3D printer for creating untraceable AR-15 rifles hits market

A screen from a YouTube video by Defense DistributedRT

Defense Distributed has offered a pre-sale of its new milling machine which allows buyers to print and assemble a steel AR-15 rifle in the comfort of their own home. The weapon is completely untraceable.

Ghost Gunner is the company’s new computer-numerically-controlled (CNC) milling machine. Unlike its so-called Liberator gun, which is a plastic gun design to be created via a 3D printer, the Ghost Gunner is the PC-connected hardware for manufacturing the lower receiver of the popular AR-15 rifle.   

The receiver is the control part of a firearm which houses the operating parts and serves as the frame of the gun. Without it, the weapon is inoperable. It is also where the manufacturer places the serial number, which is required by law.

The US does allow for creating a firearm from parts or kits, according to the Bureau of Alcohol, Tobacco, Firearms and Explosives (ATF), which states: “[An] unlicensed individual may make a ‘firearm’ as defined in the GCA for his own personal use, but not for sale or distribution.”

As a way to get around that law, manufacturers can make a semi-finished lower receiver that “isn’t technically a gun, but gets as close to the line as possible,” Ars Technica reported. The metal piece is usually 80 percent finished, and can be purchased from a variety of companies. The Ghost Gunner machine will finish the lower receiver, and then customers can purchase the rest of the AR-15 parts online, without being subjected to waiting periods or background checks.

The company’s co-founder, Cody Wilson, is a self-described anarchist.
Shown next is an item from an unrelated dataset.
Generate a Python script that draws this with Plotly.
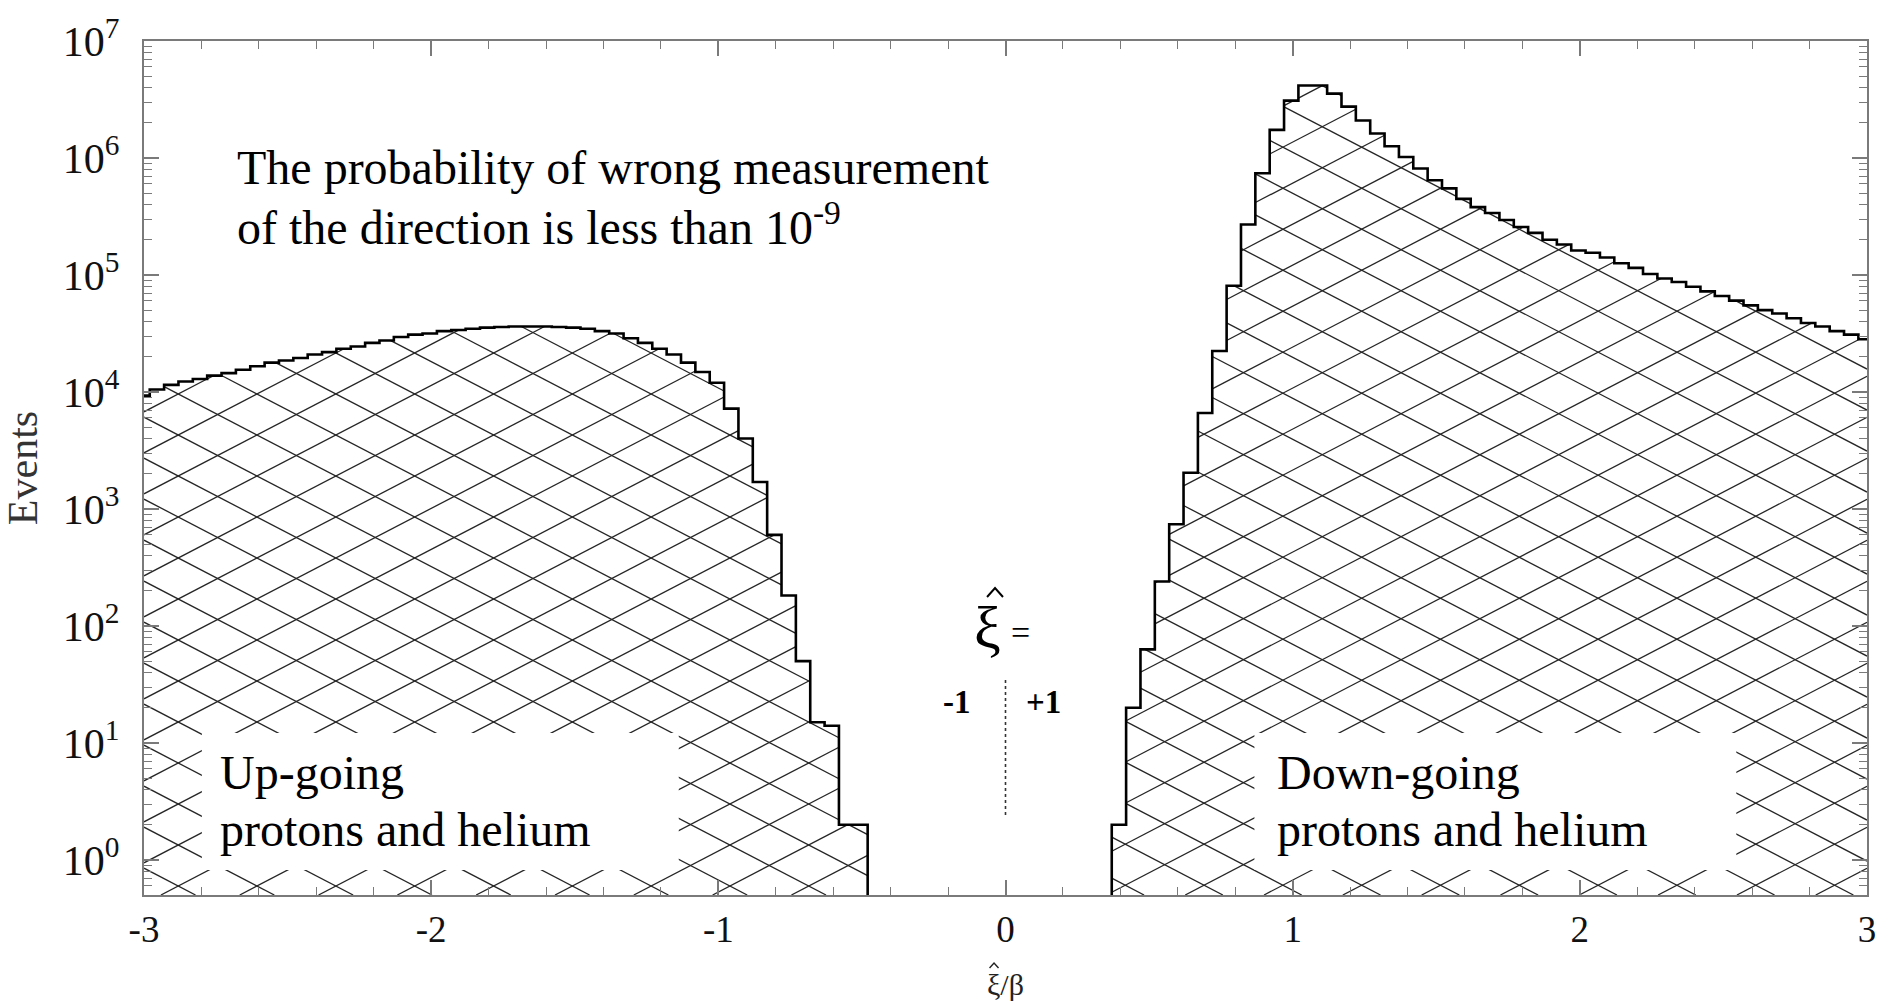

He told Wired that he wants to make the process of avoiding government weapons regulations easier and more accessible than ever before.

“Typically this has been the realm of gunsmiths, not the casual user. This is where digital manufacturing, the maker movement, changes things,” he said. “We developed something that’s very cheap, that makes traditional gunsmithing affordable. You can do it at home.”
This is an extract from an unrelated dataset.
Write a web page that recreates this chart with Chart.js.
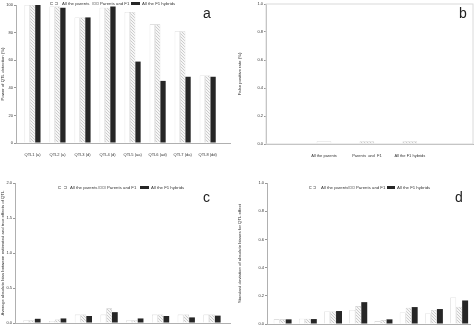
<!DOCTYPE html>
<html>
<head>
<meta charset="utf-8">
<script src="https://cdn.jsdelivr.net/npm/chart.js@4.4.0/dist/chart.umd.min.js"></script>
<style>
  body { margin: 0; background: #fff; width: 474px; height: 332px; overflow: hidden; position: relative; font-family: Arial, "Liberation Sans", sans-serif; }
  canvas { position: absolute; }
  .lt { position: absolute; font-size: 4.3px; line-height: 5px; color: #333; white-space: nowrap; }
  .sw { position: absolute; height: 3px; box-sizing: border-box; }
  .letter { position: absolute; font-size: 14px; line-height: 14px; color: #222; }
</style>
</head>
<body>
<canvas id="pa" width="237" height="166" style="left:0;top:0"></canvas>
<canvas id="pb" width="237" height="166" style="left:237px;top:0"></canvas>
<canvas id="pc" width="237" height="166" style="left:0;top:166px"></canvas>
<canvas id="pd" width="237" height="166" style="left:237px;top:166px"></canvas>
<script>
const qtlLabels = ['QTL1 (a)', 'QTL2 (a)', 'QTL3 (d)', 'QTL4 (d)', 'QTL5 (aa)', 'QTL6 (ad)', 'QTL7 (da)', 'QTL8 (dd)'];
const seriesNames = ['All the parents', 'Parents  and  F1', 'All the F1 hybrids'];

// a - power of QTL detection (%)
const powerParents   = [100, 99, 91, 98, 95, 86, 81, 49];
const powerParentsF1 = [100, 99, 91, 98, 95, 86, 81, 49];
const powerF1        = [100, 98, 91, 99, 59, 45, 48, 48];

// b - false positive rate (%)
const fpLabels = ['All the parents', 'Parents  and  F1', 'All the F1 hybrids'];
const fpRate   = [0.02, 0.02, 0.02];

// c - average absolute bias
const biasParents   = [0.04, 0.03, 0.12, 0.12, 0.04, 0.12, 0.12, 0.12];
const biasParentsF1 = [0.04, 0.05, 0.12, 0.21, 0.04, 0.12, 0.12, 0.12];
const biasF1        = [0.06, 0.065, 0.10, 0.155, 0.065, 0.10, 0.08, 0.105];

// d - standard deviation of absolute biases
const sdParents   = [0.033, 0.038, 0.089, 0.10, 0.021, 0.082, 0.075, 0.188];
const sdParentsF1 = [0.033, 0.038, 0.089, 0.127, 0.028, 0.115, 0.10, 0.122];
const sdF1        = [0.033, 0.035, 0.092, 0.155, 0.033, 0.12, 0.106, 0.167];

function hatch() {
  const c = document.createElement('canvas');
  c.width = 3; c.height = 3;
  const g = c.getContext('2d');
  g.fillStyle = '#f6f6f6'; g.fillRect(0, 0, 3, 3);
  g.fillStyle = '#cccccc';
  g.fillRect(0, 0, 1, 1); g.fillRect(1, 1, 1, 1); g.fillRect(2, 2, 1, 1);
  return g.createPattern(c, 'repeat');
}
const hatchFill = hatch();

const styles = [
  { backgroundColor: '#ffffff', borderColor: '#c8c8c8', borderWidth: 0.6 },
  { backgroundColor: hatchFill, borderColor: '#c8c8c8', borderWidth: 0.6 },
  { backgroundColor: '#262626', borderColor: '#262626', borderWidth: 0 }
];

function groupSets(series) {
  return series.map((vals, k) => Object.assign({
    label: seriesNames[k],
    data: vals.map((v, i) => ({ x: i + 1, y: v }))
  }, styles[k]));
}

const boxPlugin = {
  id: 'box',
  afterDraw(chart, args, opts) {
    if (!opts.show) return;
    const a = chart.chartArea, ctx = chart.ctx;
    ctx.save();
    ctx.strokeStyle = '#dadada';
    ctx.lineWidth = 1;
    ctx.strokeRect(a.left, a.top, a.right - a.left, a.bottom - a.top);
    ctx.restore();
  }
};

function makePanel(id, p) {
  return new Chart(document.getElementById(id), {
    type: 'bar',
    data: { datasets: p.datasets },
    plugins: [boxPlugin],
    options: {
      responsive: false,
      animation: false,
      layout: { padding: { top: p.top, right: p.right, left: 0, bottom: 0 } },
      plugins: { legend: { display: false }, tooltip: { enabled: false }, box: { show: !!p.box } },
      datasets: { bar: { categoryPercentage: p.cat, barPercentage: 1 } },
      scales: {
        x: {
          type: 'linear', min: p.xmin, max: p.xmax, offset: false,
          afterFit: s => { s.height = p.bottom; },
          afterBuildTicks: s => { s.ticks = p.labels.map((_, i) => ({ value: i + 1 })); },
          ticks: { callback: v => p.labels[v - 1] || '', font: { size: 4 }, color: '#333', maxRotation: 0, autoSkip: false, padding: 1 },
          grid: { display: false },
          border: { color: '#b0b0b0', width: 1 }
        },
        y: {
          min: 0, max: p.ymax,
          afterFit: s => { s.width = p.left; },
          ticks: { stepSize: p.step, font: { size: 4 }, color: '#333', padding: 1, callback: p.fmt },
          grid: { drawOnChartArea: false, tickLength: 2, color: '#999' },
          border: { color: '#b0b0b0', width: 1 },
          title: { display: true, text: p.ytitle, font: { size: 4.3 }, color: '#333', padding: 0 }
        }
      }
    }
  });
}

makePanel('pa', {
  datasets: groupSets([powerParents, powerParentsF1, powerF1]),
  labels: qtlLabels, xmin: 0.34, xmax: 8.89, cat: 0.64,
  ymax: 100, step: 20, fmt: v => String(v),
  ytitle: 'Power of QTL detection (%)',
  left: 16, top: 5, right: 7, bottom: 23
});

makePanel('pb', {
  datasets: [{
    label: 'False positive rate',
    data: fpRate.map((v, i) => ({ x: i + 1, y: v })),
    backgroundColor: ['#ffffff', hatchFill, hatchFill],
    borderColor: '#c8c8c8', borderWidth: 0.6
  }],
  labels: fpLabels, xmin: -0.35, xmax: 4.47, cat: 0.34,
  ymax: 1, step: 0.2, fmt: v => v.toFixed(1),
  ytitle: 'False positive rate (%)',
  left: 29, top: 4, right: 1, bottom: 22, box: true
});

makePanel('pc', {
  datasets: groupSets([biasParents, biasParentsF1, biasF1]),
  labels: qtlLabels, xmin: 0.34, xmax: 8.7, cat: 0.67,
  ymax: 2, step: 0.5, fmt: v => v.toFixed(1),
  ytitle: 'Average absolute bias between estimated and true effects of QTL',
  left: 15, top: 17, right: 7, bottom: 9
});

makePanel('pd', {
  datasets: groupSets([sdParents, sdParentsF1, sdF1]),
  labels: qtlLabels, xmin: 0.38, xmax: 8.43, cat: 0.71,
  ymax: 1, step: 0.2, fmt: v => v.toFixed(1),
  ytitle: 'Standard deviation of absolute biases for QTL effect',
  left: 30, top: 17, right: 4, bottom: 8
});

// legends: [swatch x, swatch width, text x] per item, y centre
const legendSpots = [
  { y: 3.5, items: [[50, 8, 62], [92, 7, 100], [131, 9, 142]] },
  { y: 187, items: [[58, 9, 70], [98, 8, 107], [140, 9, 151]] },
  { y: 187, items: [[309, 7, 321], [348, 7, 356], [387, 8, 397]] }
];
const swatchCss = [
  'background:#fff;border:0.6px dashed #b0b0b0',
  'background:repeating-linear-gradient(45deg,#c8c8c8 0 1px,#f6f6f6 1px 2px);border:0.6px solid #c8c8c8',
  'background:#262626'
];
legendSpots.forEach(spot => {
  spot.items.forEach((it, k) => {
    const sw = document.createElement('div');
    sw.className = 'sw';
    sw.style.cssText = swatchCss[k] + `;left:${it[0]}px;top:${spot.y - 1.5}px;width:${it[1]}px`;
    document.body.appendChild(sw);
    const t = document.createElement('div');
    t.className = 'lt';
    t.textContent = seriesNames[k];
    t.style.left = it[2] + 'px';
    t.style.top = (spot.y - 2.5) + 'px';
    document.body.appendChild(t);
  });
});

// panel letters
[['a', 203, 6], ['b', 459, 6], ['c', 203, 190], ['d', 455, 190]].forEach(([s, x, y]) => {
  const d = document.createElement('div');
  d.className = 'letter';
  d.textContent = s;
  d.style.left = x + 'px';
  d.style.top = y + 'px';
  document.body.appendChild(d);
});
</script>
</body>
</html>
A screen from a YouTube video by Defense Distributed

A screen from a YouTube video by Defense Distributed

Last year, when Defense Distributed announced the blueprints for the Liberator – the world’s first 3D-printed plastic gun ‒ Congress responded by approving a 10-year extension to the Undetectable Firearms Act of 1988 which prohibits gun manufacturers from making firearms invisible to metal detectors.

The plastic gun required customers to have an expensive 3D printer, and then retrieve the digital blueprints from a website like Pirate Bay, a torrent site that hosts information despite objections from the US Department of State and other governments worldwide.
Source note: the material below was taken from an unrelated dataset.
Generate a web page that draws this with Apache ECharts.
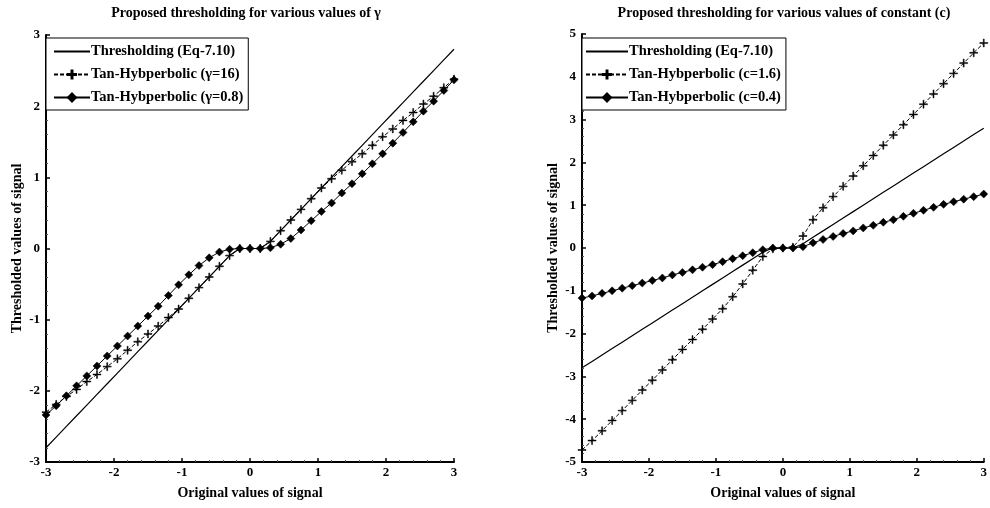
<!DOCTYPE html>
<html>
<head>
<meta charset="utf-8">
<script src="https://cdn.jsdelivr.net/npm/echarts@6/dist/echarts.min.js"></script>
<style>
  html, body { margin: 0; padding: 0; background: #fff; }
  #chart { width: 990px; height: 508px; }
</style>
</head>
<body>
<div id="chart"></div>
<script>
// Sample positions of the input signal
const xs = [-3, -2.85, -2.7, -2.55, -2.4, -2.25, -2.1, -1.95, -1.8, -1.65, -1.5, -1.35, -1.2, -1.05, -0.9, -0.75, -0.6, -0.45, -0.3, -0.15, 0,
            0.15, 0.3, 0.45, 0.6, 0.75, 0.9, 1.05, 1.2, 1.35, 1.5, 1.65, 1.8, 1.95, 2.1, 2.25, 2.4, 2.55, 2.7, 2.85, 3];

// Thresholding rule (Eq-7.10)
const thresholding = [-2.8, -2.65, -2.5, -2.35, -2.2, -2.05, -1.9, -1.75, -1.6, -1.45, -1.3, -1.15, -1.0, -0.85, -0.7, -0.55, -0.4, -0.25, -0.1, 0, 0,
                      0, 0.1, 0.25, 0.4, 0.55, 0.7, 0.85, 1.0, 1.15, 1.3, 1.45, 1.6, 1.75, 1.9, 2.05, 2.2, 2.35, 2.5, 2.65, 2.8];

// Tan-hyperbolic rule, left panel (gamma variants)
const tanhGamma16 = [-2.3, -2.19, -2.08, -1.98, -1.87, -1.77, -1.66, -1.55, -1.43, -1.31, -1.2, -1.09, -0.97, -0.85, -0.7, -0.55, -0.4, -0.25, -0.1, 0, 0,
                     0, 0.1, 0.25, 0.4, 0.55, 0.7, 0.85, 0.98, 1.1, 1.22, 1.33, 1.45, 1.57, 1.68, 1.8, 1.91, 2.03, 2.14, 2.26, 2.38];
const tanhGamma08 = [-2.34, -2.21, -2.07, -1.93, -1.79, -1.65, -1.51, -1.37, -1.23, -1.09, -0.95, -0.81, -0.66, -0.51, -0.37, -0.24, -0.13, -0.05, -0.01, 0, 0,
                     0, 0.01, 0.06, 0.14, 0.26, 0.39, 0.52, 0.64, 0.78, 0.91, 1.05, 1.19, 1.33, 1.48, 1.63, 1.78, 1.93, 2.07, 2.22, 2.37];

// Tan-hyperbolic rule, right panel (constant c variants)
const tanhC16 = [-4.72, -4.5, -4.27, -4.03, -3.8, -3.56, -3.32, -3.09, -2.85, -2.61, -2.37, -2.14, -1.9, -1.66, -1.42, -1.14, -0.84, -0.52, -0.2, -0.02, 0,
                 0.02, 0.28, 0.66, 0.94, 1.2, 1.44, 1.68, 1.92, 2.16, 2.4, 2.64, 2.88, 3.12, 3.36, 3.6, 3.84, 4.08, 4.32, 4.56, 4.79];
const tanhC04 = [-1.17, -1.12, -1.06, -1.0, -0.94, -0.88, -0.82, -0.76, -0.7, -0.63, -0.57, -0.51, -0.45, -0.39, -0.32, -0.25, -0.18, -0.11, -0.04, 0, 0,
                 0, 0.03, 0.12, 0.2, 0.27, 0.34, 0.4, 0.47, 0.53, 0.6, 0.66, 0.74, 0.81, 0.88, 0.95, 1.02, 1.08, 1.14, 1.2, 1.26];

// Tick values
const xTicks = [-3, -2, -1, 0, 1, 2, 3];
const yTicksLeft = [-3, -2, -1, 0, 1, 2, 3];
const yTicksRight = [-5, -4, -3, -2, -1, 0, 1, 2, 3, 4, 5];

const names = {
  thr: 'Thresholding (Eq-7.10)',
  g16: 'Tan-Hybperbolic (\u03b3=16)',
  g08: 'Tan-Hybperbolic (\u03b3=0.8)',
  c16: 'Tan-Hybperbolic (c=1.6)',
  c04: 'Tan-Hybperbolic (c=0.4)'
};

const FONT = '"Liberation Serif", "DejaVu Serif", serif';
const pairs = ys => xs.map((x, i) => [x, ys[i]]);

// Plus-shaped marker
const plusPath = 'path://M4.4,0H5.6V4.4H10V5.6H5.6V10H4.4V5.6H0V4.4H4.4Z';

function makeXAxis(gridIndex) {
  return {
    type: 'value', gridIndex, min: xTicks[0], max: xTicks[xTicks.length - 1], interval: 1,
    name: 'Original values of signal', nameLocation: 'middle', nameGap: 24,
    nameTextStyle: { fontFamily: FONT, fontWeight: 'bold', fontSize: 14, color: '#000' },
    axisLine: { onZero: false, lineStyle: { color: '#000', width: 2 } },
    axisTick: { inside: true, length: 4, lineStyle: { color: '#000', width: 1.5 } },
    minorTick: { show: true, splitNumber: 5, length: 2, lineStyle: { color: '#555' } },
    axisLabel: { fontFamily: FONT, fontWeight: 'bold', fontSize: 13, color: '#000', margin: 4 },
    splitLine: { show: false }
  };
}
function makeYAxis(gridIndex, ticks) {
  return {
    type: 'value', gridIndex, min: ticks[0], max: ticks[ticks.length - 1], interval: 1,
    name: 'Thresholded values of signal', nameLocation: 'middle', nameGap: 22,
    nameTextStyle: { fontFamily: FONT, fontWeight: 'bold', fontSize: 14, color: '#000' },
    axisLine: { onZero: false, lineStyle: { color: '#000', width: 2 } },
    axisTick: { inside: true, length: 4, lineStyle: { color: '#000', width: 1.5 } },
    minorTick: { show: true, splitNumber: 5, length: 2, lineStyle: { color: '#555' } },
    axisLabel: { fontFamily: FONT, fontWeight: 'bold', fontSize: 13, color: '#000', margin: 6 },
    splitLine: { show: false }
  };
}
// Legend entry for the plain line: hide the symbol, keep the line
const lineOnlyEntry = name => ({ name, itemStyle: { color: 'rgba(0,0,0,0)', borderColor: 'rgba(0,0,0,0)', borderWidth: 0 } });

function legendFor(entries, left, itemWidth, padLeft) {
  return {
    data: entries, left, top: 38, orient: 'vertical',
    backgroundColor: '#fff', borderColor: '#000', borderWidth: 1,
    padding: [6, 5, 5, padLeft], itemGap: 8, itemWidth, itemHeight: 10,
    textStyle: { fontFamily: FONT, fontWeight: 'bold', fontSize: 14.5, color: '#000', padding: [0, 0, 0, -4] },
    selectedMode: false
  };
}
function plainLine(name, ys, xi) {
  return {
    name, type: 'line', xAxisIndex: xi, yAxisIndex: xi, data: pairs(ys),
    symbol: 'none', color: '#000',
    lineStyle: { color: '#000', width: 1.2 }, animation: false
  };
}
function markedLine(name, ys, xi, symbol, size, dashed) {
  return {
    name, type: 'line', xAxisIndex: xi, yAxisIndex: xi, data: pairs(ys),
    symbol, symbolSize: size, showAllSymbol: true, color: '#000',
    itemStyle: { color: '#000', borderColor: '#000', borderWidth: 0.5 },
    lineStyle: { color: '#000', width: 1, type: dashed ? [4, 2] : 'solid' }, animation: false
  };
}

const titleStyle = { fontFamily: FONT, fontWeight: 'bold', fontSize: 14, fill: '#000', textAlign: 'center', textVerticalAlign: 'middle' };

const chart = echarts.init(document.getElementById('chart'), null, { renderer: 'canvas' });
chart.setOption({
  backgroundColor: '#fff',
  animation: false,
  graphic: [
    { type: 'text', x: 246, y: 13, style: Object.assign({ text: 'Proposed thresholding for various values of \u03b3' }, titleStyle) },
    { type: 'text', x: 784, y: 13, style: Object.assign({ text: 'Proposed thresholding for various values of constant (c)' }, titleStyle) }
  ],
  grid: [
    { left: 46, right: 536, top: 35, bottom: 46 },
    { left: 582, right: 0, top: 34, bottom: 46 }
  ],
  xAxis: [makeXAxis(0), makeXAxis(1)],
  yAxis: [makeYAxis(0, yTicksLeft), makeYAxis(1, yTicksRight)],
  legend: [
    legendFor([lineOnlyEntry(names.thr), names.g16, names.g08], 46, 36, 7),
    legendFor([lineOnlyEntry(names.thr), names.c16, names.c04], 582, 42, 3)
  ],
  series: [
    plainLine(names.thr, thresholding, 0),
    markedLine(names.g16, tanhGamma16, 0, plusPath, 8, true),
    markedLine(names.g08, tanhGamma08, 0, 'diamond', 8, false),
    plainLine(names.thr, thresholding, 1),
    markedLine(names.c16, tanhC16, 1, plusPath, 8, true),
    markedLine(names.c04, tanhC04, 1, 'diamond', 8, false)
  ]
});
</script>
</body>
</html>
But the process is much easier with the Ghost Gunner, which comes with a $1,300 pre-sale price tag and will ship in January. “If you can assemble a firearm or operate a 3D printer, you can use Ghost Gunner,” the company said on its website.

“We found existing CNC machines too expensive, too DIY, or too inaccurate to manufacture firearms for the casual user,” Defense Distributed noted on its decision to sell its own machine, rather than printable blueprints.

“By miniaturizing the build envelope to just large enough to mill common firearm receivers, we were able to improve rigidity, reduce material cost and simultaneously relax some design limits, allowing us to sell an inexpensive machine with more than enough accuracy to manufacture firearms,” the company’s statement said.


Wilson said the switch is a practical one.

“3D printing [guns] was about signaling the future. This is about the present,” he told Wired. “You can use this machine today to create something to the standards you’re used to…The gold standard of the gun community is metal.”

A bill in California that would have outlawed so-called “ghost guns” ‒ untraceable firearms that do not contain government-assigned serial numbers ‒ was vetoed by Democratic Gov. Jerry Brown, who said he “can’t see how adding a serial number to a homemade gun would significantly advance public safety.”